A modern kitchen design often includes a garbage disposal unit integrated directly into the sink drain to manage food waste efficiently. These appliances utilize centrifugal force and shredding action to liquefy food scraps, allowing them to pass safely into the wastewater system. Installation often requires plumbing the unit to accept drainage from an automatic dishwasher. This integration is managed through a dedicated inlet port on the disposal body, which must be correctly prepared to prevent drainage issues. Following the precise steps for this dual-purpose setup ensures both the sink and the dishwasher function seamlessly as part of the total plumbing system.
Preparation and Necessary Materials
Before beginning any work, disconnect the electrical power to the sink area. Locating the appropriate circuit breaker and switching it to the “Off” position is mandatory to eliminate the risk of electric shock during installation. Verify this crucial safety step with a non-contact voltage tester before touching any wires, especially when replacing an existing hardwired unit.
Gathering all necessary components streamlines the process and avoids interruptions. Materials and tools required include:
- The new disposal unit.
- Plumber’s putty for sealing the sink flange.
- Safety glasses.
- A pipe wrench for plumbing connections.
- Screwdrivers for mounting hardware.
- The disposal’s specialized mounting wrench (often supplied by the manufacturer).
- A hose clamp and possibly a new dishwasher drain hose connector.
Installing the Main Disposal Unit
Installation begins by securing the new sink flange, which forms the upper seal of the disposal assembly. Apply a rope of plumber’s putty, roughly a half-inch thick, around the underside rim of the sink flange before pressing it firmly into the drain opening. This soft compound ensures a watertight seal between the sink material and the metal flange component.
Under the sink, wipe away the excess putty that squeezed out. Secure the flange with the mounting ring assembly. This assembly typically uses bolts or screws to compress a backup flange against the underside of the sink, locking the main flange into place. The disposal body then twists or locks onto this mounting ring, using a specialized wrench or by hand, depending on the model, ensuring the weight of the unit is securely supported.
If the unit is hardwired, manage the electrical connection inside the disposal’s junction box, following the standard black-to-black, white-to-white, and green-to-ground wire pairing. If using a power cord, plug it directly into a dedicated, grounded outlet. Align the disposal’s discharge pipe with the existing P-trap connection, securing it using a gasket and slip nut.
Connecting the Dishwasher Drain Line
Connecting the dishwasher drain hose requires a specific preparation step. The disposal’s inlet port, typically located near the top of the unit, contains a plastic or metal knockout plug designed to seal the port during manufacturing. This plug must be completely removed, or the dishwasher will be unable to drain, causing water to back up into the appliance.
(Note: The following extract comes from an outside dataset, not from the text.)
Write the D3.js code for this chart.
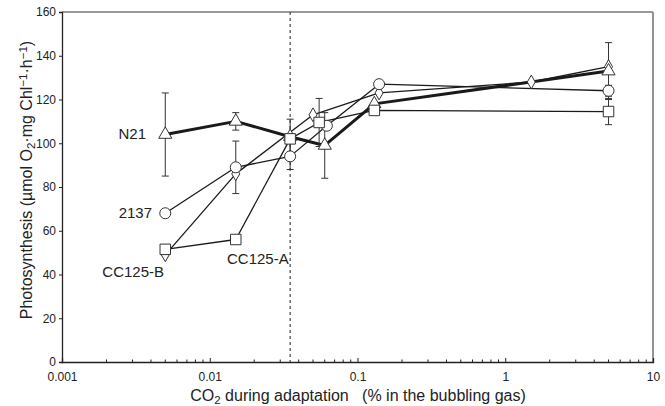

To remove the plug, insert a screwdriver or blunt punch into the inlet port and forcefully drive the plug inward into the disposal chamber. After removing the tool, the unit must be turned upside down or shaken to ensure the plug piece falls out, or the disposal can be run briefly to shred the plastic piece. If the plug is not removed or shredded, the dishwasher water will hit a solid barrier, quickly flooding the sink or the dishwasher tub during its cycle.
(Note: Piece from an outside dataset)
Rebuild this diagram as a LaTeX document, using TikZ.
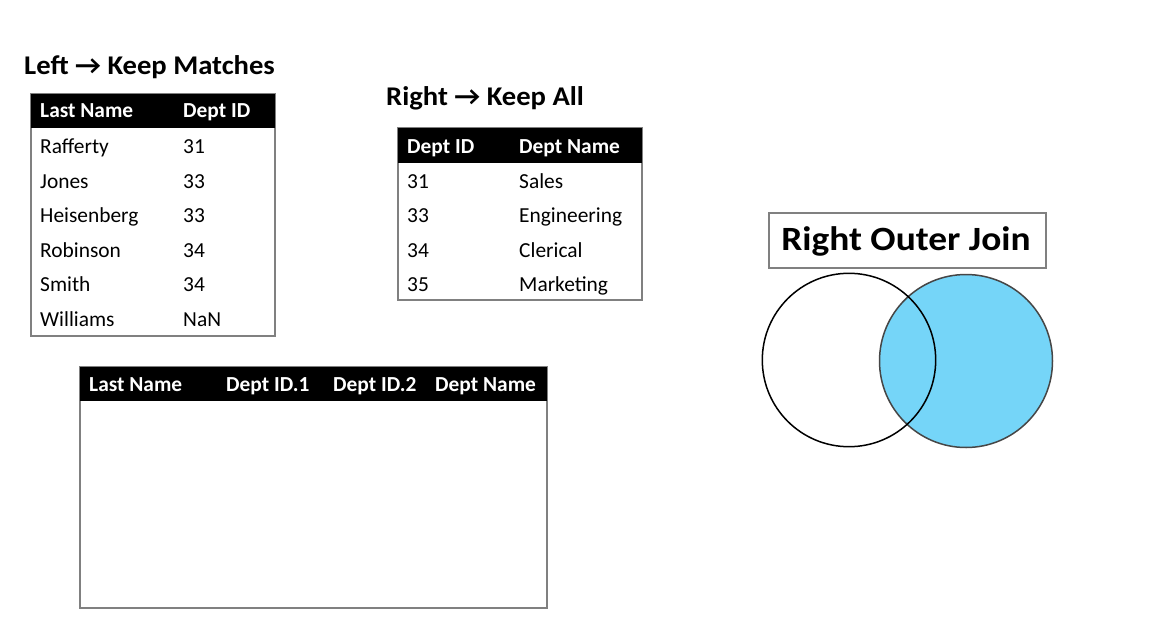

Once the port is clear, slide the dishwasher drain hose over the inlet nozzle. Use a stainless steel hose clamp to secure the connection tightly. This clamp prevents pressurized water from blowing the hose off the nozzle during the dishwasher’s high-volume pump cycle.
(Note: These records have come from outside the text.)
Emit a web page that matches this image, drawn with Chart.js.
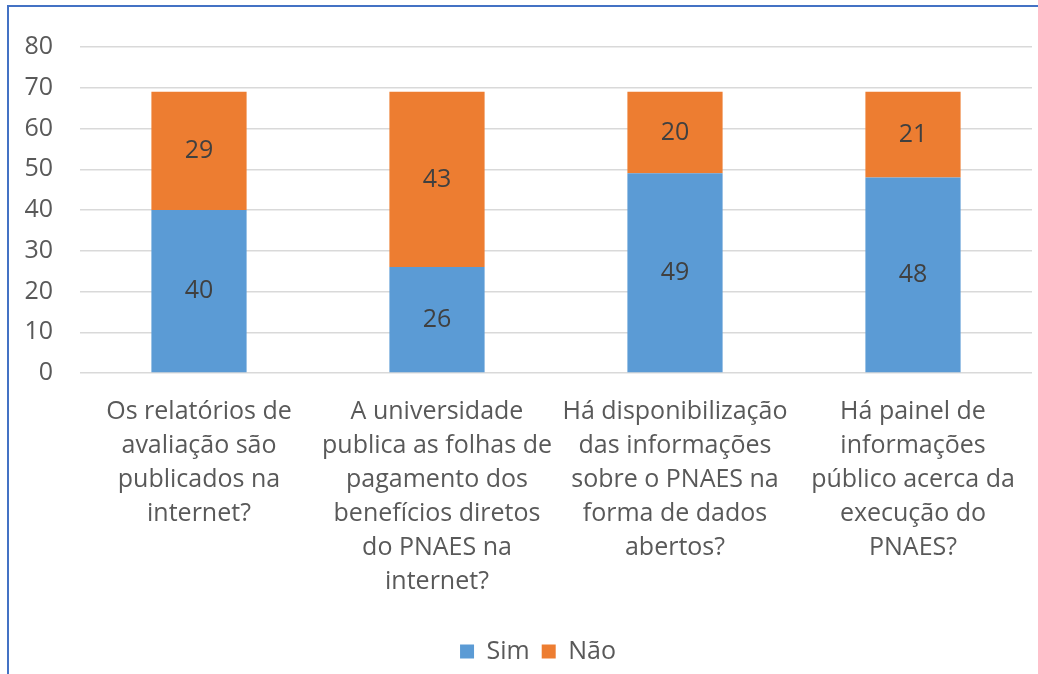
<!DOCTYPE html>
<html>
<head>
<meta charset="utf-8">
<script src="https://cdn.jsdelivr.net/npm/chart.js@4"></script>
<style>
  html, body { margin: 0; padding: 0; background: #fff; overflow: hidden; }
  #wrap { position: relative; width: 1038px; height: 674px; }
  #frame { position: absolute; left: 7px; top: 5px; width: 1100px; height: 720px; border: 2px solid #4472C4; box-sizing: border-box; }
  canvas { position: absolute; left: 0; top: 0; }
</style>
</head>
<body>
<div id="wrap">
  <div id="frame"></div>
  <canvas id="c" width="1038" height="674"></canvas>
</div>
<script>
const categories = [
  ["Os relatórios de", "avaliação são", "publicados na", "internet?"],
  ["A universidade", "publica as folhas de", "pagamento dos", "benefícios diretos", "do PNAES na", "internet?"],
  ["Há disponibilização", "das informações", "sobre o PNAES na", "forma de dados", "abertos?"],
  ["Há painel de", "informações", "público acerca da", "execução do", "PNAES?"]
];
const simValues = [40, 26, 49, 48];
const naoValues = [29, 43, 20, 21];
const yTicks = [0, 10, 20, 30, 40, 50, 60, 70, 80];

const FONT = "'Open Sans', 'Noto Sans', sans-serif";

const barLabels = {
  id: 'barLabels',
  afterDatasetsDraw(chart) {
    const ctx = chart.ctx;
    ctx.save();
    ctx.font = "25px " + FONT;
    ctx.fillStyle = '#404040';
    ctx.textAlign = 'center';
    ctx.textBaseline = 'middle';
    chart.data.datasets.forEach((ds, di) => {
      const meta = chart.getDatasetMeta(di);
      meta.data.forEach((bar, i) => {
        const y = (bar.y + bar.base) / 2;
        ctx.fillText(String(ds.data[i]), bar.x, y);
      });
    });
    ctx.restore();
  }
};

const legendShift = {
  id: 'legendShift',
  afterLayout(chart) {
    if (chart.legend) {
      chart.legend.left += 22;
      chart.legend.right += 22;
    }
  }
};

new Chart(document.getElementById('c'), {
  type: 'bar',
  data: {
    labels: categories,
    datasets: [
      { label: 'Sim', data: simValues, backgroundColor: '#5B9BD5', borderWidth: 0 },
      { label: 'Não', data: naoValues, backgroundColor: '#ED7D31', borderWidth: 0 }
    ]
  },
  options: {
    responsive: false,
    animation: false,
    devicePixelRatio: 1,
    layout: { padding: { top: 47, right: 6, left: 0, bottom: 0 } },
    datasets: { bar: { categoryPercentage: 1, barPercentage: 0.4 } },
    scales: {
      x: {
        stacked: true,
        grid: { display: false, drawTicks: false },
        border: { display: false },
        ticks: {
          color: '#595959',
          font: { family: FONT, size: 25, lineHeight: 1.36 },
          padding: 22,
          maxRotation: 0, minRotation: 0, autoSkip: false
        },
        afterFit(scale) { scale.height = 254; }
      },
      y: {
        stacked: true,
        min: 0, max: 80,
        afterBuildTicks(scale) { scale.ticks = yTicks.map(v => ({ value: v })); },
        grid: { color: '#d9d9d9', lineWidth: 1.5, drawTicks: false },
        border: { display: false },
        ticks: {
          color: '#595959',
          font: { family: FONT, size: 25 },
          padding: 27
        },
        afterFit(scale) { scale.width = 80; }
      }
    },
    plugins: {
      legend: {
        position: 'bottom',
        labels: {
          color: '#595959',
          font: { family: FONT, size: 25 },
          boxWidth: 14, boxHeight: 14,
          padding: 12
        }
      },
      tooltip: { enabled: false }
    }
  },
  plugins: [barLabels, legendShift]
});
</script>
</body>
</html>
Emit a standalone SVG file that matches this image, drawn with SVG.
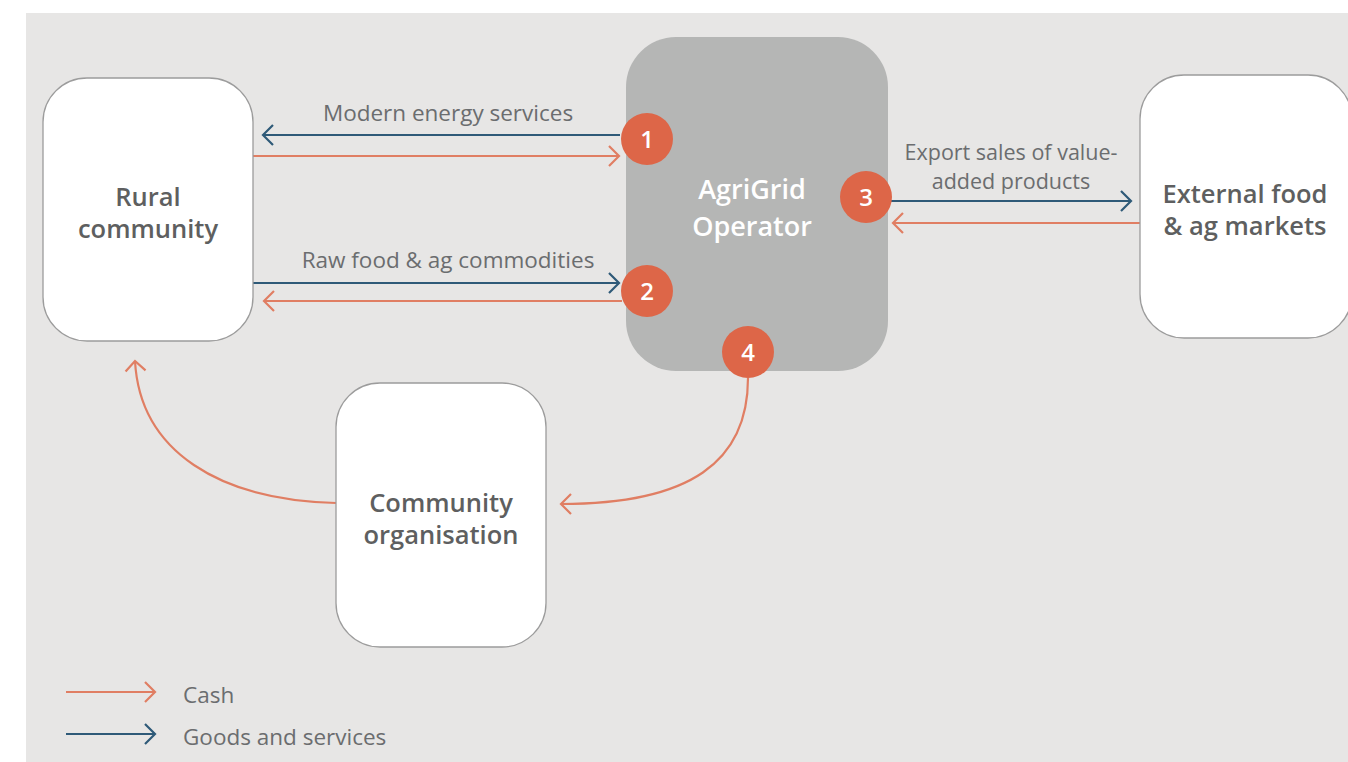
<svg xmlns="http://www.w3.org/2000/svg" width="1348" height="762" viewBox="0 0 1348 762">
  <defs>
    <style>
      .bg { fill: #e7e6e5; }
      .node { fill: #ffffff; stroke: #9c9c9c; stroke-width: 1.3; }
      .op { fill: #b5b6b5; }
      .ntext { font-family: "Open Sans", "Noto Sans", sans-serif; font-weight: 600; font-size: 25.5px; fill: #5e5f60; text-anchor: middle; }
      .optext { font-family: "Open Sans", "Noto Sans", sans-serif; font-weight: 600; font-size: 27px; fill: #ffffff; text-anchor: middle; }
      .label { font-family: "Open Sans", "Noto Sans", sans-serif; font-size: 22.5px; fill: #6b6d6f; text-anchor: middle; }
      .label2 { font-family: "Open Sans", "Noto Sans", sans-serif; font-size: 21.5px; fill: #6b6d6f; text-anchor: middle; }
      .legend { font-family: "Open Sans", "Noto Sans", sans-serif; font-size: 22.5px; fill: #6b6d6f; }
      .badge { fill: #dd6648; }
      .btext { font-family: "Open Sans", "Noto Sans", sans-serif; font-weight: 600; font-size: 24px; fill: #ffffff; text-anchor: middle; }
      .cash { fill: none; stroke: #e07e63; stroke-width: 2.2; }
      .goods { fill: none; stroke: #2f5a78; stroke-width: 2.2; }
    </style>
    <marker id="ah-cash" markerUnits="userSpaceOnUse" viewBox="-12 -12 14 24" refX="0" refY="0" markerWidth="14" markerHeight="24" orient="auto">
      <path d="M-10,-10 L0,0 L-10,10" fill="none" stroke="#e07e63" stroke-width="2.2"/>
    </marker>
    <marker id="ah-goods" markerUnits="userSpaceOnUse" viewBox="-12 -12 14 24" refX="0" refY="0" markerWidth="14" markerHeight="24" orient="auto">
      <path d="M-10,-10 L0,0 L-10,10" fill="none" stroke="#2f5a78" stroke-width="2.2"/>
    </marker>
  </defs>

  <rect x="0" y="0" width="1348" height="762" fill="#ffffff"/>
  <rect class="bg" x="26" y="13" width="1322" height="749"/>

  <g id="connectors">
    <line class="goods" x1="620" y1="135" x2="263" y2="135" marker-end="url(#ah-goods)"/>
    <line class="cash" x1="253" y1="156" x2="619" y2="156" marker-end="url(#ah-cash)"/>
    <line class="goods" x1="253" y1="283" x2="619" y2="283" marker-end="url(#ah-goods)"/>
    <line class="cash" x1="622" y1="301" x2="264" y2="301" marker-end="url(#ah-cash)"/>
    <line class="goods" x1="886" y1="201" x2="1131" y2="201" marker-end="url(#ah-goods)"/>
    <line class="cash" x1="1140" y1="223" x2="893" y2="223" marker-end="url(#ah-cash)"/>
    <path class="cash" d="M748,378 C748,462 690,504 561,504" marker-end="url(#ah-cash)"/>
    <path class="cash" d="M336,503 C220,500 140,452 135,361" marker-end="url(#ah-cash)"/>
  </g>

  <g id="rural-community">
    <rect class="node" x="43" y="78" width="210" height="263" rx="44" ry="44"/>
    <text class="ntext" x="148" y="206">Rural</text>
    <text class="ntext" x="148" y="238">community</text>
  </g>

  <g id="agrigrid-operator">
    <rect class="op" x="626" y="37" width="262" height="334" rx="50" ry="50"/>
    <text class="optext" x="752" y="199">AgriGrid</text>
    <text class="optext" x="752" y="236">Operator</text>
  </g>

  <g id="external-markets">
    <rect class="node" x="1140" y="75" width="212" height="263" rx="44" ry="44"/>
    <text class="ntext" x="1245" y="203">External food</text>
    <text class="ntext" x="1245" y="235">&amp; ag markets</text>
  </g>

  <g id="community-organisation">
    <rect class="node" x="336" y="383" width="210" height="264" rx="44" ry="44"/>
    <text class="ntext" x="441" y="512">Community</text>
    <text class="ntext" x="441" y="544">organisation</text>
  </g>

  <g id="badge-1">
    <circle class="badge" cx="647" cy="139" r="26"/>
    <text class="btext" x="647" y="147.5">1</text>
  </g>
  <g id="badge-2">
    <circle class="badge" cx="647" cy="291" r="26"/>
    <text class="btext" x="647" y="299.5">2</text>
  </g>
  <g id="badge-3">
    <circle class="badge" cx="866" cy="197" r="26"/>
    <text class="btext" x="866" y="205.5">3</text>
  </g>
  <g id="badge-4">
    <circle class="badge" cx="748" cy="352" r="26"/>
    <text class="btext" x="748" y="360.5">4</text>
  </g>

  <g id="labels">
    <text class="label" x="448" y="121">Modern energy services</text>
    <text class="label" x="448" y="268">Raw food &amp; ag commodities</text>
    <text class="label2" x="1011" y="160">Export sales of value-</text>
    <text class="label2" x="1011" y="189">added products</text>
  </g>

  <g id="legend">
    <line class="cash" x1="66" y1="692" x2="155" y2="692" marker-end="url(#ah-cash)"/>
    <text class="legend" x="183" y="703">Cash</text>
    <line class="goods" x1="66" y1="734" x2="155" y2="734" marker-end="url(#ah-goods)"/>
    <text class="legend" x="183" y="745">Goods and services</text>
  </g>
</svg>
The final step is establishing a high loop in the hose path between the dishwasher and the disposal inlet. Route the drain hose up higher than the connection point, securing it near the underside of the countertop before allowing it to drop down to the disposal. This elevation functions as an air gap, preventing dirty water from the sink or disposal from siphoning back into the clean tub of the dishwasher.
Testing, Sealing, and Initial Use
With all plumbing and electrical connections secured, the final phase involves testing the installation for leaks and functionality. Switch the circuit breaker back on, restoring power to the unit and the outlet. The initial test involves running a moderate stream of water into the sink and letting it pool before pulling the stopper to check the sink flange seal.
Inspect the P-trap connection beneath the disposal for any weeping or dripping water once the water is running through the drain. If minor leaks are observed at a slip joint, tighten the corresponding nut slightly until the weeping stops.
Finally, run the dishwasher through a short drain cycle to confirm that water flows forcefully into the disposal and that the high-loop configuration prevents backflow. A humming noise without any grinding suggests the disposal is powered but the impeller blades are jammed, which usually requires using the manufacturer’s provided wrench to turn the motor shaft manually.